Together with famed civil rights attorney Arthur Kinoy, NJ Appleseed Executive Director Renée Steinhagen helped found the public interest law center in the 1990s. Under her leadership, it has helped to protect the environment, strengthen voting rights’ defeat privatization of public infrastructure, expand access to health care, block land use practices that are unsustainable and harmful to the community, and stand up for the rights of those who live in common ownership associations.
Since 2009, Renée has represented NJ Appleseed on the leadership team of the New Jersey for Healthcare Coalition, which is focused on issues arising from implementation of the Affordable Care Act. She played a similar role with the Help America Vote Act, chairing a 30-member plus coalition formed to aid implementation of that 2002 law. and was a founding member of the Campaign to Protect Community Healthcare, which focused on protecting the public during hospital closings or sales. PLANewark, which advocates for responsible development in NJA’s home city, grew out of Renée’s efforts to assist a group of Newark residents in opposing the expansion of surface parking lots in the City and she continues to work closely with the group.

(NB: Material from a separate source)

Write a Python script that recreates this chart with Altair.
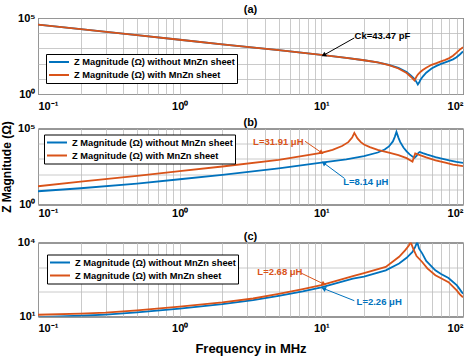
import altair as alt
import pandas as pd

BLUE = "#0072BD"
ORANGE = "#D95319"
FONT = "Liberation Sans"
S_WO = "Z Magnitude (Ω) without MnZn sheet"
S_W = "Z Magnitude (Ω) with MnZn sheet"

# ---------------- data (frequency in MHz, |Z| read as log10 of ohms) ----------------
# panel (a)
a_f_wo = [0.1, 0.2, 0.5, 1, 2, 5, 10, 15, 20, 25, 30, 35, 40, 43, 45, 46, 47, 48, 49, 50,
          52, 55, 60, 65, 70, 75, 80, 85, 90, 95, 100]
a_z_wo = [4.57, 4.27, 3.87, 3.57, 3.27, 2.88, 2.57, 2.38, 2.22, 2.08, 1.92, 1.72, 1.45, 1.20,
          1.02, 0.92, 0.78, 0.62, 0.75, 0.92, 1.15, 1.40, 1.68, 1.85, 1.98, 2.08, 2.18, 2.28,
          2.42, 2.60, 2.80]
a_f_w = [0.1, 0.2, 0.5, 1, 2, 5, 10, 15, 20, 25, 30, 35, 40, 43, 44, 45, 45.5, 46, 47, 48,
         50, 52, 55, 60, 65, 70, 75, 80, 85, 90, 95, 100]
a_z_w = [4.57, 4.27, 3.87, 3.57, 3.27, 2.88, 2.57, 2.38, 2.22, 2.08, 1.90, 1.68, 1.38, 1.12,
         1.03, 0.93, 0.89, 0.98, 1.15, 1.28, 1.45, 1.58, 1.73, 1.92, 2.03, 2.15, 2.25, 2.36,
         2.52, 2.72, 2.92, 3.07]
# panel (b)
b_f_wo = [0.1, 0.2, 0.5, 1, 2, 5, 10, 15, 20, 25, 28, 30, 32, 33, 33.9, 35, 36, 38, 40, 42,
          44, 45.5, 47, 48.5, 49.5, 52, 56, 64, 72, 80, 90, 100]
b_z_wo = [0.87, 1.07, 1.38, 1.66, 1.95, 2.38, 2.75, 2.97, 3.18, 3.42, 3.62, 3.82, 4.15, 4.45,
          4.78, 4.40, 4.12, 3.75, 3.50, 3.30, 3.15, 3.07, 3.20, 3.40, 3.46, 3.38, 3.28, 3.12,
          3.00, 2.90, 2.81, 2.74]
b_f_w = [0.1, 0.2, 0.5, 1, 2, 5, 10, 12, 14, 15.5, 16.5, 17.1, 18, 19, 20, 22, 25, 30, 35,
         40, 43.5, 44, 45, 46, 48, 55, 64, 75, 85, 100]
b_z_w = [1.20, 1.50, 1.88, 2.19, 2.50, 2.93, 3.40, 3.60, 3.85, 4.10, 4.40, 4.71, 4.35, 4.10,
         3.95, 3.78, 3.60, 3.42, 3.25, 3.05, 2.85, 2.82, 3.10, 3.36, 3.30, 3.10, 2.91, 2.75,
         2.62, 2.52]
# panel (c)
c_f_wo = [0.1, 0.2, 0.3, 0.5, 1, 2, 3.3, 5, 7.4, 10, 16.7, 20, 28.5, 35.4, 40, 44, 46, 47.5,
          49, 51.5, 55, 63.8, 70, 79, 90.6, 95, 100]
c_z_wo = [0.97, 1.03, 1.08, 1.17, 1.32, 1.50, 1.66, 1.84, 2.02, 2.18, 2.54, 2.62, 2.87, 3.15,
          3.38, 3.62, 3.82, 4.02, 3.75, 3.56, 3.25, 2.87, 2.72, 2.56, 2.26, 2.10, 1.92]
c_f_w = [0.1, 0.2, 0.3, 0.5, 1, 2, 3.3, 5, 7.4, 10, 16.7, 20, 28.5, 35.4, 39, 41.5, 42.7,
         44.5, 47, 51.5, 56, 63.8, 70, 79, 90.6, 95, 100]
c_z_w = [1.07, 1.12, 1.16, 1.25, 1.40, 1.57, 1.73, 1.92, 2.11, 2.27, 2.64, 2.76, 3.01, 3.42,
         3.68, 3.88, 4.02, 3.75, 3.45, 3.21, 2.95, 2.67, 2.55, 2.39, 2.05, 1.90, 1.78]

# tick values and labels
x_ticks = [0.1, 0.2, 0.3, 0.4, 0.5, 0.6, 0.7, 0.8, 0.9,
           1, 2, 3, 4, 5, 6, 7, 8, 9,
           10, 20, 30, 40, 50, 60, 70, 80, 90, 100]
x_labels = {0.1: "10⁻¹", 1: "10⁰", 10: "10¹", 100: "10²"}
y_ticks_ab = [1, 10, 100, 1000, 10000, 100000]
y_labels_ab = {1: "10⁰", 100000: "10⁵"}
y_ticks_c = [10, 100, 1000, 10000]
y_labels_c = {10: "10¹", 10000: "10⁴"}

# annotations: (label, freq, log10 |Z|, colour) and arrows (f0, z0, f1, z1, colour, angle)
ann_a = [("Ck=43.47 pF", 27, 3.80, "black")]
arr_a = [(17.1, 3.69, 10.5, 2.58, "black", 241)]
ann_b = [("L=31.91 μH", 4.97, 4.12, ORANGE), ("L=8.14 μH", 20.6, 1.49, BLUE)]
arr_b = [(7.67, 4.16, 9.93, 3.44, ORANGE, 125), (14.6, 1.71, 10.5, 2.70, BLUE, 307)]
ann_c = [("L=2.68 μH", 5.1, 2.80, ORANGE), ("L=2.26 μH", 25.6, 1.57, BLUE)]
arr_c = [(7.2, 2.76, 10.3, 2.33, ORANGE, 116), (17.1, 1.64, 10.5, 2.12, BLUE, 291)]


def label_expr(mapping):
    parts = [f"datum.value == {k} ? '{v}'" for k, v in mapping.items()]
    return " : ".join(parts) + " : ''"


def series_df(f, z, name):
    return pd.DataFrame({"freq": f, "mag": [10 ** v for v in z], "series": name})


def make_panel(title, f_wo, z_wo, f_w, z_w, ydom, yticks, ylabels, anns, arrows,
               legend_xy, height, title_offset, title_dy, xlabel_pad,
               ytitle=None, xtitle=None):
    xaxis_kw = dict(values=x_ticks, labelExpr=label_expr(x_labels), labelOverlap=False,
                    ticks=False, domain=False, grid=True, labelPadding=xlabel_pad)
    if xtitle:
        xaxis_kw.update(title=xtitle, titleFontSize=13, titleFont=FONT,
                        titleFontWeight="bold", titlePadding=9)
    else:
        xaxis_kw.update(title=None)
    x = alt.X("freq:Q", scale=alt.Scale(type="log", domain=[0.1, 100], nice=False),
              axis=alt.Axis(**xaxis_kw))
    yaxis_kw = dict(values=yticks, labelExpr=label_expr(ylabels), labelOverlap=False,
                    ticks=False, domain=False, grid=True, labelPadding=3)
    if ytitle:
        yaxis_kw.update(title=ytitle, titleFontSize=12, titleFont=FONT,
                        titleFontWeight="bold", titlePadding=4)
    else:
        yaxis_kw.update(title=None)
    y = alt.Y("mag:Q", scale=alt.Scale(type="log", domain=ydom, nice=False),
              axis=alt.Axis(**yaxis_kw))
    legend = alt.Legend(title=None, orient="none", legendX=legend_xy[0], legendY=legend_xy[1],
                        fillColor="white", strokeColor="black", padding=2,
                        symbolType="M-2,0H2", symbolStrokeWidth=2, symbolSize=100,
                        symbolOffset=5, labelOffset=9,
                        labelFont=FONT, labelFontWeight="bold", labelFontSize=9.3,
                        labelLimit=400, rowPadding=1)
    color = alt.Color("series:N", scale=alt.Scale(domain=[S_WO, S_W], range=[BLUE, ORANGE]),
                      legend=legend)
    layers = [
        alt.Chart(series_df(f_wo, z_wo, S_WO)).mark_line(strokeWidth=1.8, clip=True)
        .encode(x=x, y=y, color=color),
        alt.Chart(series_df(f_w, z_w, S_W)).mark_line(strokeWidth=1.8, clip=True)
        .encode(x=x, y=y, color=color),
    ]
    for (f0, z0, f1, z1, col, ang) in arrows:
        d = pd.DataFrame({"freq": [f0], "mag": [10 ** z0], "freq2": [f1], "mag2": [10 ** z1]})
        layers.append(alt.Chart(d).mark_rule(color=col, strokeWidth=1)
                      .encode(x=x, y=y, x2="freq2:Q", y2="mag2:Q"))
        d2 = pd.DataFrame({"freq": [f1], "mag": [10 ** z1]})
        layers.append(alt.Chart(d2).mark_point(shape="triangle", filled=True, size=28,
                                               color=col, opacity=1, angle=ang)
                      .encode(x=x, y=y))
    for (lab, f, z, col) in anns:
        d = pd.DataFrame({"freq": [f], "mag": [10 ** z], "label": [lab]})
        layers.append(alt.Chart(d).mark_text(font=FONT, fontSize=9.5, fontWeight="bold",
                                             color=col)
                      .encode(x=x, y=y, text="label:N"))
    return alt.layer(*layers).properties(
        width=425, height=height,
        title=alt.TitleParams(title, font=FONT, fontSize=11, fontWeight="bold",
                              offset=title_offset, dy=title_dy, anchor="middle"))


pa = make_panel("(a)", a_f_wo, a_z_wo, a_f_w, a_z_w, [1, 100000], y_ticks_ab, y_labels_ab,
                ann_a, arr_a, (8, 36), 76, 0, 3, 6)
pb = make_panel("(b)", b_f_wo, b_z_wo, b_f_w, b_z_w, [1, 100000], y_ticks_ab, y_labels_ab,
                ann_b, arr_b, (6, 6), 76, 0, 7.5, 3, ytitle="Z Magnitude (Ω)")
pc = make_panel("(c)", c_f_wo, c_z_wo, c_f_w, c_z_w, [10, 10000], y_ticks_c, y_labels_c,
                ann_c, arr_c, (9, 12), 74, 3, 8.5, 6, xtitle="Frequency in MHz")

top_pair = alt.vconcat(pa, pb, spacing=4.5).resolve_scale(y="independent", color="independent")
chart = (
    alt.vconcat(top_pair, pc, spacing=11.5)
    .resolve_scale(y="independent", color="independent")
    .properties(padding={"left": 0, "top": 3, "right": 4, "bottom": 0}, background="white")
    .configure_view(stroke="black", strokeWidth=1)
    .configure_axis(labelFont=FONT, labelFontSize=11, labelFontWeight="bold",
                    labelColor="black", gridColor="#bdbdbd", gridWidth=0.8, gridOpacity=1,
                    titleColor="black")
)

chart.save("out.html", embed_options={"renderer": "svg", "actions": False})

Among other honors, Renée’s advocacy has been recognized with the 2016 Riparian Award for her efforts on behalf of Hoboken’s Fund for a Better Waterfront, the Evanoff-Schucter Award for Organizing, presented by NJ Citizen Action, and the Mary Philbrook Public Interest Law Award, bestowed by Rutgers Law School in Camden.
She has authored or co-authored a number of publications for NJ Appleseed, including Surprise Medical Bills: What they are and how to stop them,” The Database Dilemma: Has New Jersey met best practices of implementing the Statewide Voter Registration System?” and Where Do Our Children Play: The Importance and Design of School Yards.
Before establishing NJ Appleseed, Renée practiced labor law and worked as a Housing Analyst at the Community Service Society, which fights poverty and inequality in New York City. From 2003 to 2004, she was a member of the Department of Banking and Insurance’s Healthcare Coverage Task Force, Committee on the Uninsured, to which she was appointed by the Governor.
Renée graduated magna cum laude from Williams College with a B.A. in Politics and obtained her J.D. at the University of Chicago. She also has an M.P.A. from Princeton University’s School of Public and International Affairs, where she studied on a Rockefeller Public Service Fellowship.